## The input
════

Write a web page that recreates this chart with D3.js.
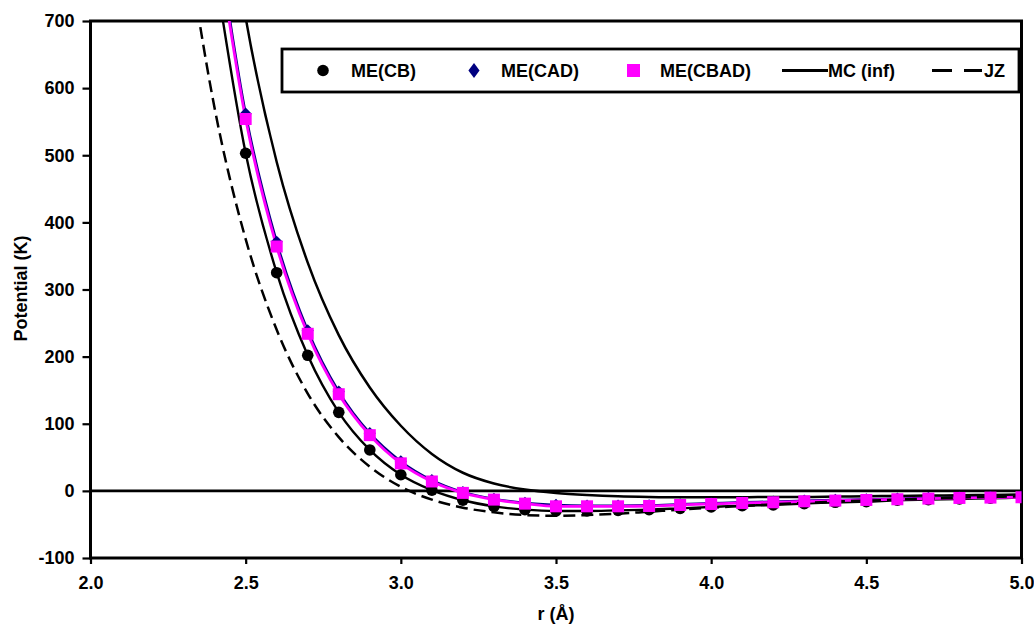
<!DOCTYPE html>
<html><head><meta charset="utf-8">
<script src="https://cdn.jsdelivr.net/npm/d3@7"></script>
<style>
body{margin:0;background:#fff}
text{font-family:Arial,"Liberation Sans",sans-serif;font-weight:bold;fill:#000}
</style>
</head><body>
<svg id="chart" width="1034" height="626"></svg>
<script>
// ---- data ----
const rME = [2.4,2.5,2.6,2.7,2.8,2.9,3.0,3.1,3.2,3.3,3.4,3.5,3.6,3.7,3.8,3.9,4.0,4.1,4.2,4.3,4.4,4.5,4.6,4.7,4.8,4.9,5.0];
const meCB   = [780,503,325,202,117,61,24,1,-14,-23,-28,-30,-30,-29,-28,-26,-24,-22,-21,-19,-17,-16,-14,-13,-12,-11,-10];
const meCAD  = [855,562,371,239,148,86,44,16,-2,-12,-18,-21,-22,-22,-21.5,-20,-18.5,-17,-16,-14.5,-13.5,-12.5,-11.5,-10.5,-9.5,-9,-8.5];
const meCBAD = [845,554,364,234,144,83,41,14,-3,-13,-19,-23,-23,-23,-22.5,-21,-19.5,-18,-17,-15.5,-14.5,-13.5,-12.5,-11.5,-10.5,-10,-9.5];
const rRef = [2.3,2.4,2.5,2.6,2.7,2.8,2.9,3.0,3.1,3.2,3.3,3.4,3.5,3.6,3.7,3.8,3.9,4.0,4.1,4.2,4.3,4.4,4.5,4.6,4.7,4.8,4.9,5.0];
const mcInf = [1500,1020,705,490,340,232,154,97,55,27,11,2,-3,-6,-8,-9,-9.5,-9.5,-9.5,-9,-9,-8.5,-8,-7.5,-7,-6.5,-6,-5.5];
const jz    = [850,570,375,240,145,80,36,6,-13,-25,-32,-36,-37,-36,-34,-31,-28,-25,-22.5,-20,-18,-16,-14.5,-13,-11.5,-10,-9,-8];
const markerStart = 2.5;
const xTicks = [2.0,2.5,3.0,3.5,4.0,4.5,5.0];
const yTicks = [-100,0,100,200,300,400,500,600,700];
const legendLabels = ["ME(CB)","ME(CAD)","ME(CBAD)","MC (inf)","JZ"];

// ---- layout ----
const svg = d3.select("#chart");
const L = 90.5, R = 1021.5, T = 21, B = 558;
const x = d3.scaleLinear().domain([2,5]).range([L,R]);
const y = d3.scaleLinear().domain([-100,700]).range([B,T]);
const FS = 18;

svg.append("defs").append("clipPath").attr("id","clip")
  .append("rect").attr("x",L).attr("y",T).attr("width",R-L).attr("height",B-T);

// axes
const gx = svg.append("g").attr("transform",`translate(0,${B})`)
  .call(d3.axisBottom(x).tickValues(xTicks).tickSize(6).tickPadding(12).tickFormat(d=>d.toFixed(1)));
const gy = svg.append("g").attr("transform",`translate(${L},0)`)
  .call(d3.axisLeft(y).tickValues(yTicks).tickSize(8).tickPadding(8).tickFormat(d=>String(d)));
[gx,gy].forEach(g=>{
  g.select(".domain").remove();
  g.selectAll(".tick line").attr("stroke","#000").attr("stroke-width",2.2);
  g.selectAll(".tick text").attr("font-size",FS).attr("font-family","Arial, Liberation Sans, sans-serif").attr("font-weight","bold");
});

// frame
svg.append("rect").attr("x",L).attr("y",T).attr("width",R-L).attr("height",B-T)
  .attr("fill","none").attr("stroke","#000").attr("stroke-width",3);
// zero line
svg.append("line").attr("x1",L).attr("x2",R).attr("y1",y(0)).attr("y2",y(0))
  .attr("stroke","#000").attr("stroke-width",2.6);

// titles
svg.append("text").attr("x",(L+R)/2).attr("y",620).attr("text-anchor","middle").attr("font-size",FS).text("r (Å)");
svg.append("text").attr("transform",`translate(27,${(T+B)/2 - 1}) rotate(-90)`).attr("text-anchor","middle").attr("font-size",FS).text("Potential (K)");

const plot = svg.append("g").attr("clip-path","url(#clip)");
const line = d3.line().x(d=>x(d[0])).y(d=>y(d[1])).curve(d3.curveMonotoneX);
const zip = (rs,vs)=>rs.map((r,i)=>[r,vs[i]]);

// series lines
plot.append("path").datum(zip(rME,meCB)).attr("d",line).attr("fill","none").attr("stroke","#000").attr("stroke-width",2.4);
plot.append("path").datum(zip(rME,meCAD)).attr("d",line).attr("fill","none").attr("stroke","#000080").attr("stroke-width",2.4);
plot.append("path").datum(zip(rME,meCBAD)).attr("d",line).attr("fill","none").attr("stroke","#ff00ff").attr("stroke-width",2.8);
plot.append("path").datum(zip(rRef,mcInf)).attr("d",line).attr("fill","none").attr("stroke","#000").attr("stroke-width",2.5);
plot.append("path").datum(zip(rRef,jz)).attr("d",line).attr("fill","none").attr("stroke","#000").attr("stroke-width",2.5).attr("stroke-dasharray","12,6");

// markers
const mk = (rs,vs)=>zip(rs,vs).filter(d=>d[0]>=markerStart-1e-9);
plot.selectAll(".cb").data(mk(rME,meCB)).join("circle").attr("cx",d=>x(d[0])).attr("cy",d=>y(d[1])).attr("r",5.8).attr("fill","#000");
const diamond = d3.symbol().type(d3.symbolDiamond2).size(95);
plot.selectAll(".cad").data(mk(rME,meCAD)).join("path").attr("d",diamond).attr("transform",d=>`translate(${x(d[0])},${y(d[1])})`).attr("fill","#000080");
plot.selectAll(".cbad").data(mk(rME,meCBAD)).join("rect").attr("x",d=>x(d[0])-6).attr("y",d=>y(d[1])-6).attr("width",12).attr("height",12).attr("fill","#ff00ff");

// legend
const lg = svg.append("g");
lg.append("rect").attr("x",282).attr("y",49).attr("width",737).attr("height",43).attr("fill","#fff").attr("stroke","#000").attr("stroke-width",2.8);
const ly = 70.5;
lg.append("circle").attr("cx",323).attr("cy",ly).attr("r",5.8).attr("fill","#000");
lg.append("path").attr("d",d3.symbol().type(d3.symbolDiamond2).size(110)).attr("transform",`translate(474,${ly}) scale(0.85,1.15)`).attr("fill","#000080");
lg.append("rect").attr("x",627).attr("y",ly-6.5).attr("width",13).attr("height",13).attr("fill","#ff00ff");
lg.append("line").attr("x1",782).attr("x2",828).attr("y1",ly).attr("y2",ly).attr("stroke","#000").attr("stroke-width",2.8);
lg.append("line").attr("x1",932).attr("x2",982).attr("y1",ly).attr("y2",ly).attr("stroke","#000").attr("stroke-width",2.8).attr("stroke-dasharray","20,12");
const lx = [351,501,660,828,984];
lg.selectAll(".lt").data(legendLabels).join("text").attr("x",(d,i)=>lx[i]).attr("y",ly+6.5).attr("font-size",18).text(d=>d);
</script>
</body></html>
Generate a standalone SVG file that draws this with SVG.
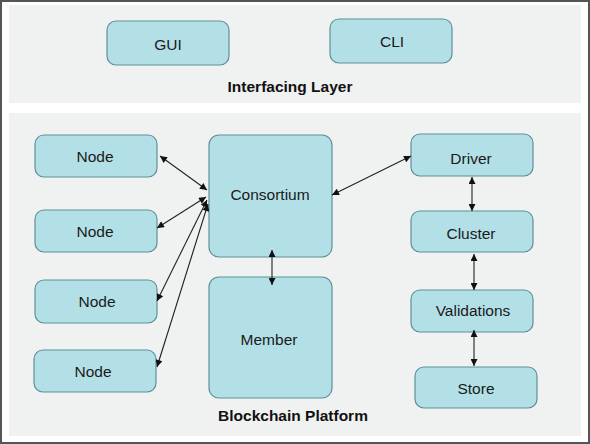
<svg xmlns="http://www.w3.org/2000/svg" width="590" height="444" viewBox="0 0 590 444">
<style>
.panel{fill:#f0f1f1;stroke:none}
.box{fill:#b3e0e7;stroke:#5f8f98;stroke-width:1.2}
.lbl{font-family:"Liberation Sans",Arial,sans-serif;font-size:15.5px;fill:#1a1a1a;text-anchor:middle;dominant-baseline:central}
.title{font-family:"Liberation Sans",Arial,sans-serif;font-size:15.5px;font-weight:bold;fill:#111;text-anchor:middle}
.con{stroke:#222;stroke-width:1.1;fill:none;marker-start:url(#ah);marker-end:url(#ah)}
</style>
<defs>
<marker id="ah" viewBox="0 0 10 10" refX="10" refY="5" markerWidth="9" markerHeight="7" markerUnits="userSpaceOnUse" orient="auto-start-reverse">
<path d="M0,0 L10,5 L0,10 z" fill="#111"/>
</marker>
</defs>
<rect x="0" y="0" width="590" height="444" fill="#ffffff"/>
<rect x="1" y="1" width="588" height="442" fill="none" stroke="#555" stroke-width="2"/>
<rect class="panel" x="9" y="5" width="572" height="98"/>
<rect class="panel" x="9" y="113" width="572" height="323"/>
<text class="title" x="290" y="92">Interfacing Layer</text>
<text class="title" x="293" y="421">Blockchain Platform</text>
<g id="gui"><rect class="box" x="107" y="21" width="122" height="44" rx="9"/><text class="lbl" x="168" y="44">GUI</text></g>
<g id="cli"><rect class="box" x="330" y="19" width="122" height="44" rx="9"/><text class="lbl" x="392" y="41">CLI</text></g>
<g id="node1"><rect class="box" x="35" y="135" width="122" height="42" rx="9"/><text class="lbl" x="95" y="156">Node</text></g>
<g id="node2"><rect class="box" x="35" y="210" width="122" height="42" rx="9"/><text class="lbl" x="95" y="231">Node</text></g>
<g id="node3"><rect class="box" x="35" y="280" width="122" height="43" rx="9"/><text class="lbl" x="97" y="301">Node</text></g>
<g id="node4"><rect class="box" x="34" y="350" width="122" height="42" rx="9"/><text class="lbl" x="93" y="371">Node</text></g>
<g id="consortium"><rect class="box" x="209" y="135" width="123" height="122" rx="10"/><text class="lbl" x="270" y="194">Consortium</text></g>
<g id="member"><rect class="box" x="209" y="277" width="123" height="121" rx="10"/><text class="lbl" x="269" y="339">Member</text></g>
<g id="driver"><rect class="box" x="411" y="134" width="122" height="42" rx="9"/><text class="lbl" x="471" y="158">Driver</text></g>
<g id="cluster"><rect class="box" x="411" y="211" width="122" height="41" rx="9"/><text class="lbl" x="471" y="233">Cluster</text></g>
<g id="validations"><rect class="box" x="411" y="290" width="122" height="42" rx="9"/><text class="lbl" x="473" y="310">Validations</text></g>
<g id="store"><rect class="box" x="415" y="367" width="122" height="41" rx="9"/><text class="lbl" x="476" y="388">Store</text></g>
<g id="connectors">
<line class="con" x1="160" y1="156" x2="207" y2="190"/>
<line class="con" x1="157" y1="228" x2="206" y2="197"/>
<line class="con" x1="157" y1="301" x2="207" y2="200"/>
<line class="con" x1="157" y1="367" x2="208" y2="204"/>
<line class="con" x1="332" y1="195" x2="411" y2="156"/>
<line class="con" x1="272" y1="250" x2="272" y2="285"/>
<line class="con" x1="472" y1="177" x2="472" y2="211"/>
<line class="con" x1="474" y1="254" x2="474" y2="290"/>
<line class="con" x1="474" y1="330" x2="474" y2="366"/>
</g>
</svg>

════

## What is required
Which lines hold the word "that"? Show each one.

## Output of the task
Write a web page that recreates this chart with D3.js.
Generate a standalone SVG file that draws this with SVG.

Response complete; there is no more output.